はじめに-比企氏の乱とはどんな戦いだったのか
「比企氏の乱」は「十三人の合議制」のひとり・比企能員(よしかず)が起こした政変です。2代目将軍・頼家のもとで重用された比企氏は、他の御家人との対立を深めました。では「比企氏の乱」は具体的にはどのように起こったのでしょうか。
目次
はじめに-比企氏の乱とはどんな戦いだったのか
比企氏の乱はなぜ起こったのか?
関わった武将たち
この戦いの戦況と結果
比企氏の乱、その後
まとめ
比企氏の乱はなぜ起こったのか?
正治元年(1199)、源頼朝の跡を継いで将軍となった源頼家は専恣な行動が多かったため、同年の4月には宿老による「十三人の合議制」が発足しました。比企能員も、十三人の選出された有力御家人のひとりです。頼家の乳母の夫である能員は頼家からの信頼が厚く、彼自身もまた反将軍派が多くいた鎌倉幕府内で頼家をサポートしていました。
そんな中、「十三人の合議制」のひとりで、源頼朝の右腕として絶大な権力を握っていた梶原景時(かじわらかげとき)が、謀略にかけられて幕府を追放される事件が起きます(「梶原景時の変」)。景時が失脚したことで、将軍・頼家を支える存在は比企能員のみとなりました。
この頃、能員は娘の若狭局を頼家に嫁し、彼女が一幡(いちまん)を産んでいることから、将軍の外戚となります。また、頼家の側近に自身が治める信濃の武士や子息らを送り込むなど、頼朝没後その権勢は北条氏を凌ぐようになっていきました。そうした比企氏の台頭に危機感を持っていたのが執権・北条時政でした。
そんな中、頼家が危篤になったことで、後継問題が起こります。この時、将軍職を継ぐ候補は、源頼家の嫡子である一幡と、源頼家の弟・源実朝(さねとも)の2人です。本来であれば、嫡子である一幡に全ての領地が相続されるはずでした。しかし突然、「関東二十八ヵ国の地頭職」と「日本国総守護職」を一幡に、「関西三十八ヵ国の地頭職」を実朝に譲与することが定められました。
この分割相続の決定に不満を持った能員は、同年9月に頼家が回復すると時政の専横を訴えます。
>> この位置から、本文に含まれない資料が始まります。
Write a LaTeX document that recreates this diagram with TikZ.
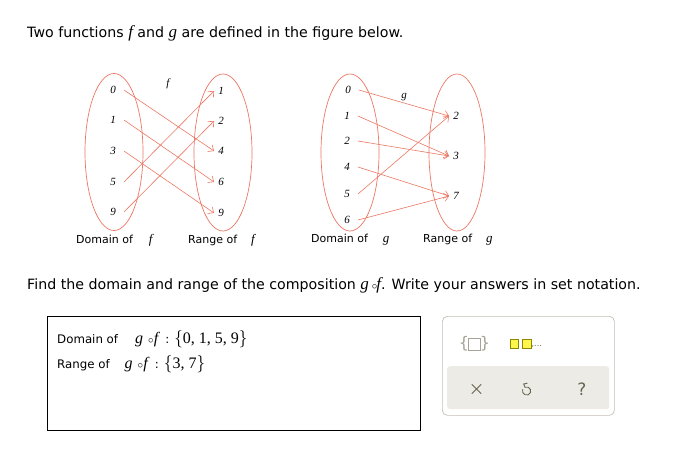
\documentclass[tikz,border=0pt]{standalone}
\usepackage{fontspec}
\setmainfont{DejaVu Sans}
\newfontfamily\serifit{Liberation Serif}[ItalicFont=* Italic]
\usetikzlibrary{arrows.meta,shapes.geometric}
\definecolor{salmon}{RGB}{236,120,100}
\definecolor{tbborder}{RGB}{196,192,180}
\definecolor{tbfill}{RGB}{237,235,230}
\definecolor{tbicon}{RGB}{105,100,80}
\newcommand{\mi}[2][16]{{\serifit\itshape\fontsize{#1}{#1}\selectfont #2}}
\newcommand{\ringop}{{\fontsize{11}{11}\selectfont$\circ$}}
\tikzset{
  setellipse/.style={ellipse, draw=salmon, line width=0.7pt, minimum width=58pt, minimum height=157pt, inner sep=0pt},
  elem/.style={font=\serifit\itshape\fontsize{11}{11}\selectfont, inner sep=0pt},
  arr/.style={draw=salmon, line width=0.6pt, -{Straight Barb[length=4.5pt,width=8pt]}},
  caption/.style={font=\fontsize{11}{12}\selectfont, anchor=west, inner sep=0pt},
  anstext/.style={font=\fontsize{11.8}{13}\selectfont, anchor=west, inner sep=0pt},
  bodytext/.style={font=\fontsize{14.2}{16}\selectfont, anchor=west, inner sep=0pt},
  iconline/.style={draw=tbicon, line width=0.9pt, line cap=round},
}
\begin{document}
\begin{tikzpicture}[x=1pt,y=-1pt]
\useasboundingbox[fill=white] (0,0) rectangle (691,455);

\node[bodytext] (title) at (27,33) {Two functions \mi[17]{f} and \mi[17]{g} are defined in the figure below.};

% ---- f diagram
\node[setellipse] (fdom) at (114,152) {};
\node[setellipse] (fran) at (223,152.5) {};
\node[elem] (fd0) at (113,90) {0};
\node[elem] (fd1) at (113,120) {1};
\node[elem] (fd3) at (113,151) {3};
\node[elem] (fd5) at (113,182) {5};
\node[elem] (fd9) at (113,212) {9};
\node[elem] (fr1) at (221,91) {1};
\node[elem] (fr2) at (221,121) {2};
\node[elem] (fr4) at (221,151) {4};
\node[elem] (fr6) at (221,182) {6};
\node[elem] (fr9) at (221,213) {9};
\node[elem] (flab) at (168,84) {f};
\foreach \a/\b in {fd0/fr4, fd1/fr6, fd3/fr9, fd5/fr1, fd9/fr2}
  \draw[arr] ([xshift=8pt]\a.east) -- ([xshift=-4pt]\b.west);
\node[caption] (fdomcap) at (76,240) {Domain of\hspace{16pt}\mi[13]{f}};
\node[caption] (francap) at (188,240) {Range of\hspace{14pt}\mi[13]{f}};

% ---- g diagram
\node[setellipse] (gdom) at (350,152.5) {};
\node[setellipse, minimum width=56pt] (gran) at (457,152.5) {};
\node[elem] (gd0) at (348,90) {0};
\node[elem] (gd1) at (347,116) {1};
\node[elem] (gd2) at (347,141) {2};
\node[elem] (gd4) at (347,167) {4};
\node[elem] (gd5) at (347,194) {5};
\node[elem] (gd6) at (347,220) {6};
\node[elem] (gr2) at (456,116) {2};
\node[elem] (gr3) at (456,156) {3};
\node[elem] (gr7) at (456,196) {7};
\node[elem] (glab) at (404,97) {g};
\foreach \a/\b in {gd0/gr2, gd1/gr3, gd2/gr3, gd4/gr7, gd5/gr2, gd6/gr7}
  \draw[arr] ([xshift=8pt]\a.east) -- ([xshift=-4pt]\b.west);
\node[caption] (gdomcap) at (311,240) {Domain of\hspace{15pt}\mi[13]{g}};
\node[caption] (grancap) at (423,240) {Range of\hspace{14pt}\mi[13]{g}};

% ---- question
\node[bodytext] (question) at (27,285) {Find the domain and range of the composition \mi[17]{g}\hspace{3pt}{\fontsize{11}{11}\selectfont$\circ$}\kern-1pt\mi[17]{f}. Write your answers in set notation.};

% ---- answer box
\node[draw=black, line width=1pt, minimum width=373pt, minimum height=114pt, inner sep=0pt, anchor=north west] (ansbox) at (47,316) {};
\node[anstext] (ansdom) at (57,339) {Domain of\hspace{17pt}\mi{g}\hspace{5pt}\ringop\hspace{0.3pt}\mi{f}\hspace{7pt}:\hspace{5pt}{\serifit\fontsize{16}{16}\selectfont$\{$0, 1, 5, 9$\}$}};
\node[anstext] (ansran) at (57,364) {Range of\hspace{15pt}\mi{g}\hspace{5pt}\ringop\hspace{0.3pt}\mi{f}\hspace{7pt}:\hspace{5pt}{\serifit\fontsize{16}{16}\selectfont$\{$3, 7$\}$}};

% ---- toolbar
\node[draw=tbborder, line width=0.7pt, rounded corners=5pt, minimum width=172pt, minimum height=99pt, inner sep=0pt, anchor=north west] (tool) at (442,316) {};
\node[fill=tbfill, rounded corners=3pt, minimum width=162pt, minimum height=43pt, inner sep=0pt, anchor=north west] (toolpanel) at (447,366) {};
\node[draw=tbicon!60, line width=0.9pt, minimum width=12pt, minimum height=12pt, inner sep=0pt] (setsq) at (474.5,344) {};
\node[text=tbicon!60, font=\fontsize{16}{16}\selectfont, inner sep=0pt] (lbrace) at (464,344) {\{};
\node[text=tbicon!60, font=\fontsize{16}{16}\selectfont, inner sep=0pt] (rbrace) at (485,344) {\}};
\node[draw=olive, fill=yellow!70!white, line width=0.8pt, minimum width=8.5pt, minimum height=8.5pt, inner sep=0pt] (ysq1) at (514.5,344) {};
\node[draw=olive, fill=yellow!70!white, line width=0.8pt, minimum width=8.5pt, minimum height=8.5pt, inner sep=0pt] (ysq2) at (527,344) {};
\node[text=tbicon, font=\fontsize{8}{8}\selectfont, anchor=west, inner sep=0pt] (ydots) at (531.5,346) {,...};
\coordinate (xc) at (476.5,389);
\draw[iconline] ([shift={(-4.5,-4.5)}]xc) -- ([shift={(4.5,4.5)}]xc);
\draw[iconline] ([shift={(-4.5,4.5)}]xc) -- ([shift={(4.5,-4.5)}]xc);
\coordinate (uc) at (526.5,391);
\draw[iconline] ([shift={(-1.5,-3.8)}]uc) arc[start angle=112, end angle=-200, radius=4.1pt];
\draw[iconline] ([shift={(-1.5,-3.8)}]uc) -- ([shift={(-2.8,-7)}]uc) -- ([shift={(0.8,-7.8)}]uc);
\node[text=tbicon, font=\fontsize{17}{17}\selectfont, inner sep=0pt] (helpicon) at (582,389) {?};
\end{tikzpicture}
\end{document}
源頼家も憤慨し、この分割相続の黒幕とも言える初代執権・北条時政を追討することを命じました。しかし、この密議を聞いていた北条政子が、2人の会話を父・時政に伝えたのでした。政子から報告を受けた時政は、政所別当・大江広元(ひろもと)に相談し、比企能員を誅殺する計画を企てます。
関わった武将たち
比企氏の乱に関わった、主な武将をご紹介しましょう。
比企氏方
・比企能員
将軍・源頼家の信頼が厚い、幕府の有力御家人。執権・北条時政を追討することを命じられるも、時政によって誅殺されました。
北条氏方
・北条時政
北条政子、義時の父。鎌倉幕府の初代執権を務めた人物です。台頭した比企氏の誅殺を企てます。
・天野遠景(とおかげ)
源頼朝挙兵以来の武将として源平合戦で活躍した武将。
・仁田忠常(にったただつね)
源頼朝の挙兵に加わり、平家追討で活躍した武将。